# SOURCE MATERIAL start
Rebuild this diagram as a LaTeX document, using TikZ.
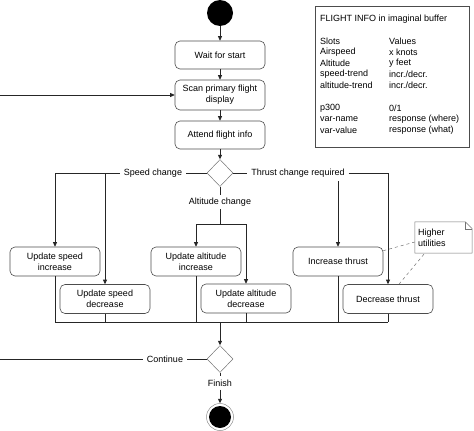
\documentclass[tikz,border=0pt]{standalone}
\usepackage{fontspec}
\setmainfont{Liberation Sans}
\usetikzlibrary{shapes.geometric,arrows.meta}
\begin{document}
\begin{tikzpicture}[x=1pt,y=-1pt, font=\fontsize{9}{11}\selectfont,
 act/.style={draw=black!70, rounded corners=5pt, minimum width=90pt, minimum height=28pt, align=center, inner sep=2pt, line width=0.6pt},
 decn/.style={diamond, draw=black!55, minimum width=26pt, minimum height=27pt, inner sep=0pt, line width=0.5pt},
 lbl/.style={inner sep=4pt},
 flow/.style={draw=black!85, line width=0.7pt},
 arr/.style={flow, -{Triangle[length=4.5pt,width=4pt]}},
 info/.style={anchor=west, inner sep=0pt, font=\fontsize{9}{11}\selectfont},
 notel/.style={draw=black!55, dashed, line width=0.5pt},
 ]
\useasboundingbox (0,0) rectangle (474,431);
% start
\node[circle, fill=black, minimum size=26pt, inner sep=0pt] (start) at (220,13) {};
\node[act] (wait) at (220,55) {Wait for start};
\node[act, minimum height=30pt] (scan) at (220,95) {Scan primary flight\\display};
\node[act] (attend) at (220,135) {Attend flight info};
\node[decn] (d1) at (220,173) {};
\node[lbl] (spl) at (153,173) {Speed change};
\node[lbl] (tl) at (298,173) {Thrust change required};
\node[lbl, inner sep=3pt] (al) at (220,202) {Altitude change};
% activities
\node[act, minimum height=29pt] (si) at (55,261.5) {Update speed\\increase};
\node[act, minimum height=29pt] (sd) at (105,299) {Update speed\\decrease};
\node[act, minimum height=29pt] (ai) at (196,261.5) {Update altitude\\increase};
\node[act, minimum height=29pt] (ad) at (246,298.5) {Update altitude\\decrease};
\node[act, minimum height=29pt] (ti) at (338,261.5) {Increase thrust};
\node[act, minimum height=29pt] (td) at (388,299) {Decrease thrust};
% note
\node[text width=51pt, inner sep=3pt, minimum height=31pt, align=left] (note) at (443.5,237.5) {Higher\\utilities};
\draw[draw=black!55, line width=0.5pt] (note.north west) -- ([xshift=-7pt]note.north east) -- ([yshift=-7pt]note.north east) -- (note.south east) -- (note.south west) -- cycle;
\draw[draw=black!55, line width=0.5pt] ([xshift=-7pt]note.north east) -- ([xshift=-7pt,yshift=-7pt]note.north east) -- ([yshift=-7pt]note.north east);
\draw[notel] ([yshift=-4pt]ti.north east) -- ([yshift=-4.5pt]note.west);
\draw[notel] ([xshift=11pt]td.north) -- ([xshift=10pt]note.south west);
% merge
\node[decn] (d2) at (220,359) {};
\node[lbl] (cl) at (165,359) {Continue};
\node[lbl, inner sep=3pt] (fl) at (220,383) {Finish};
\node[circle, draw=black!45, line width=0.5pt, minimum size=27pt, inner sep=0pt] (endring) at (220,417) {};
\node[circle, fill=black, minimum size=22pt, inner sep=0pt] (endc) at (220,417) {};
% junctions
\coordinate (sj) at (55,173);
\coordinate (sb) at (105,173);
\coordinate (tj) at (388,173);
\coordinate (aj) at (220,224);
\coordinate (bl) at (55,322);
\coordinate (br) at (388,322);
\coordinate (bm) at (220,322);
\coordinate (lp1) at (-3,359);
\coordinate (lp2) at (-3,95);
% flows
\draw[arr] (start) -- (wait);
\draw[arr] (wait) -- (scan);
\draw[arr] (scan) -- (attend);
\draw[arr] (attend) -- (d1);
\draw[flow] (d1.west) -- (spl.east);
\draw[arr] (spl.west) -- (sj) -- (si.north);
\draw[arr] (sb) -- (sd.north);
\draw[flow] (d1.east) -- (tl.west);
\draw[arr] (tl.east) -- (tj) -- (td.north);
\draw[arr] (tl.south -| ti.north) -- (ti.north);
\draw[flow] (d1.south) -- (al.north);
\draw[flow] (al.south) -- (aj);
\draw[arr] (aj) -| (ai.north);
\draw[arr] (aj) -| (ad.north);
\draw[flow] (bl) -- (br);
\draw[flow] (si.south) -- (si.south |- bl);
\draw[flow] (sd.south) -- (sd.south |- bl);
\draw[flow] (ai.south) -- (ai.south |- bl);
\draw[flow] (ad.south) -- (ad.south |- bl);
\draw[flow] (ti.south) -- (ti.south |- bl);
\draw[flow] (td.south) -- (td.south |- bl);
\draw[arr] (bm) -- (d2.north);
\draw[flow] (d2.west) -- (cl.east);
\draw[arr] (cl.west) -- (lp1) -- (lp2) -- (scan.west);
\draw[flow] (d2.south) -- (fl.north);
\draw[arr] (fl.south) -- (endring.north);
% info box
\node[draw=black!70, line width=0.6pt, minimum width=154pt, minimum height=141pt, anchor=north west, inner sep=0pt] (infobox) at (315,6) {};
\node[info] (t0) at (320,19) {FLIGHT INFO in imaginal buffer};
\node[info] (s1) at (320,41) {Slots};
\node[info] (v1) at (389,41) {Values};
\node[info] (s2) at (320,52) {Airspeed};
\node[info] (v2) at (389,52) {x knots};
\node[info] (s3) at (320,63) {Altitude};
\node[info] (v3) at (389,63) {y feet};
\node[info] (s4) at (320,74) {speed-trend};
\node[info] (v4) at (389,74) {incr./decr.};
\node[info] (s5) at (320,85) {altitude-trend};
\node[info] (v5) at (389,85) {incr./decr.};
\node[info] (s6) at (320,108) {p300};
\node[info] (v6) at (389,108) {0/1};
\node[info] (s7) at (320,119) {var-name};
\node[info] (v7) at (389,119) {response (where)};
\node[info] (s8) at (320,130) {var-value};
\node[info] (v8) at (389,130) {response (what)};
\end{tikzpicture}
\end{document}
# SOURCE MATERIAL end
> _SET TASK_
Quote the material in full and exactly; do not carry over its pictures.

> _RESULT OF THE TASK_
Rebuild this diagram as a LaTeX document, using TikZ.
\documentclass[tikz,border=0pt]{standalone}
\usepackage{fontspec}
\setmainfont{Liberation Sans}
\usetikzlibrary{shapes.geometric,arrows.meta}
\begin{document}
\begin{tikzpicture}[x=1pt,y=-1pt, font=\fontsize{9}{11}\selectfont,
 act/.style={draw=black!70, rounded corners=5pt, minimum width=90pt, minimum height=28pt, align=center, inner sep=2pt, line width=0.6pt},
 decn/.style={diamond, draw=black!55, minimum width=26pt, minimum height=27pt, inner sep=0pt, line width=0.5pt},
 lbl/.style={inner sep=4pt},
 flow/.style={draw=black!85, line width=0.7pt},
 arr/.style={flow, -{Triangle[length=4.5pt,width=4pt]}},
 info/.style={anchor=west, inner sep=0pt, font=\fontsize{9}{11}\selectfont},
 notel/.style={draw=black!55, dashed, line width=0.5pt},
 ]
\useasboundingbox (0,0) rectangle (474,431);
% start
\node[circle, fill=black, minimum size=26pt, inner sep=0pt] (start) at (220,13) {};
\node[act] (wait) at (220,55) {Wait for start};
\node[act, minimum height=30pt] (scan) at (220,95) {Scan primary flight\\display};
\node[act] (attend) at (220,135) {Attend flight info};
\node[decn] (d1) at (220,173) {};
\node[lbl] (spl) at (153,173) {Speed change};
\node[lbl] (tl) at (298,173) {Thrust change required};
\node[lbl, inner sep=3pt] (al) at (220,202) {Altitude change};
% activities
\node[act, minimum height=29pt] (si) at (55,261.5) {Update speed\\increase};
\node[act, minimum height=29pt] (sd) at (105,299) {Update speed\\decrease};
\node[act, minimum height=29pt] (ai) at (196,261.5) {Update altitude\\increase};
\node[act, minimum height=29pt] (ad) at (246,298.5) {Update altitude\\decrease};
\node[act, minimum height=29pt] (ti) at (338,261.5) {Increase thrust};
\node[act, minimum height=29pt] (td) at (388,299) {Decrease thrust};
% note
\node[text width=51pt, inner sep=3pt, minimum height=31pt, align=left] (note) at (443.5,237.5) {Higher\\utilities};
\draw[draw=black!55, line width=0.5pt] (note.north west) -- ([xshift=-7pt]note.north east) -- ([yshift=-7pt]note.north east) -- (note.south east) -- (note.south west) -- cycle;
\draw[draw=black!55, line width=0.5pt] ([xshift=-7pt]note.north east) -- ([xshift=-7pt,yshift=-7pt]note.north east) -- ([yshift=-7pt]note.north east);
\draw[notel] ([yshift=-4pt]ti.north east) -- ([yshift=-4.5pt]note.west);
\draw[notel] ([xshift=11pt]td.north) -- ([xshift=10pt]note.south west);
% merge
\node[decn] (d2) at (220,359) {};
\node[lbl] (cl) at (165,359) {Continue};
\node[lbl, inner sep=3pt] (fl) at (220,383) {Finish};
\node[circle, draw=black!45, line width=0.5pt, minimum size=27pt, inner sep=0pt] (endring) at (220,417) {};
\node[circle, fill=black, minimum size=22pt, inner sep=0pt] (endc) at (220,417) {};
% junctions
\coordinate (sj) at (55,173);
\coordinate (sb) at (105,173);
\coordinate (tj) at (388,173);
\coordinate (aj) at (220,224);
\coordinate (bl) at (55,322);
\coordinate (br) at (388,322);
\coordinate (bm) at (220,322);
\coordinate (lp1) at (-3,359);
\coordinate (lp2) at (-3,95);
% flows
\draw[arr] (start) -- (wait);
\draw[arr] (wait) -- (scan);
\draw[arr] (scan) -- (attend);
\draw[arr] (attend) -- (d1);
\draw[flow] (d1.west) -- (spl.east);
\draw[arr] (spl.west) -- (sj) -- (si.north);
\draw[arr] (sb) -- (sd.north);
\draw[flow] (d1.east) -- (tl.west);
\draw[arr] (tl.east) -- (tj) -- (td.north);
\draw[arr] (tl.south -| ti.north) -- (ti.north);
\draw[flow] (d1.south) -- (al.north);
\draw[flow] (al.south) -- (aj);
\draw[arr] (aj) -| (ai.north);
\draw[arr] (aj) -| (ad.north);
\draw[flow] (bl) -- (br);
\draw[flow] (si.south) -- (si.south |- bl);
\draw[flow] (sd.south) -- (sd.south |- bl);
\draw[flow] (ai.south) -- (ai.south |- bl);
\draw[flow] (ad.south) -- (ad.south |- bl);
\draw[flow] (ti.south) -- (ti.south |- bl);
\draw[flow] (td.south) -- (td.south |- bl);
\draw[arr] (bm) -- (d2.north);
\draw[flow] (d2.west) -- (cl.east);
\draw[arr] (cl.west) -- (lp1) -- (lp2) -- (scan.west);
\draw[flow] (d2.south) -- (fl.north);
\draw[arr] (fl.south) -- (endring.north);
% info box
\node[draw=black!70, line width=0.6pt, minimum width=154pt, minimum height=141pt, anchor=north west, inner sep=0pt] (infobox) at (315,6) {};
\node[info] (t0) at (320,19) {FLIGHT INFO in imaginal buffer};
\node[info] (s1) at (320,41) {Slots};
\node[info] (v1) at (389,41) {Values};
\node[info] (s2) at (320,52) {Airspeed};
\node[info] (v2) at (389,52) {x knots};
\node[info] (s3) at (320,63) {Altitude};
\node[info] (v3) at (389,63) {y feet};
\node[info] (s4) at (320,74) {speed-trend};
\node[info] (v4) at (389,74) {incr./decr.};
\node[info] (s5) at (320,85) {altitude-trend};
\node[info] (v5) at (389,85) {incr./decr.};
\node[info] (s6) at (320,108) {p300};
\node[info] (v6) at (389,108) {0/1};
\node[info] (s7) at (320,119) {var-name};
\node[info] (v7) at (389,119) {response (where)};
\node[info] (s8) at (320,130) {var-value};
\node[info] (v8) at (389,130) {response (what)};
\end{tikzpicture}
\end{document}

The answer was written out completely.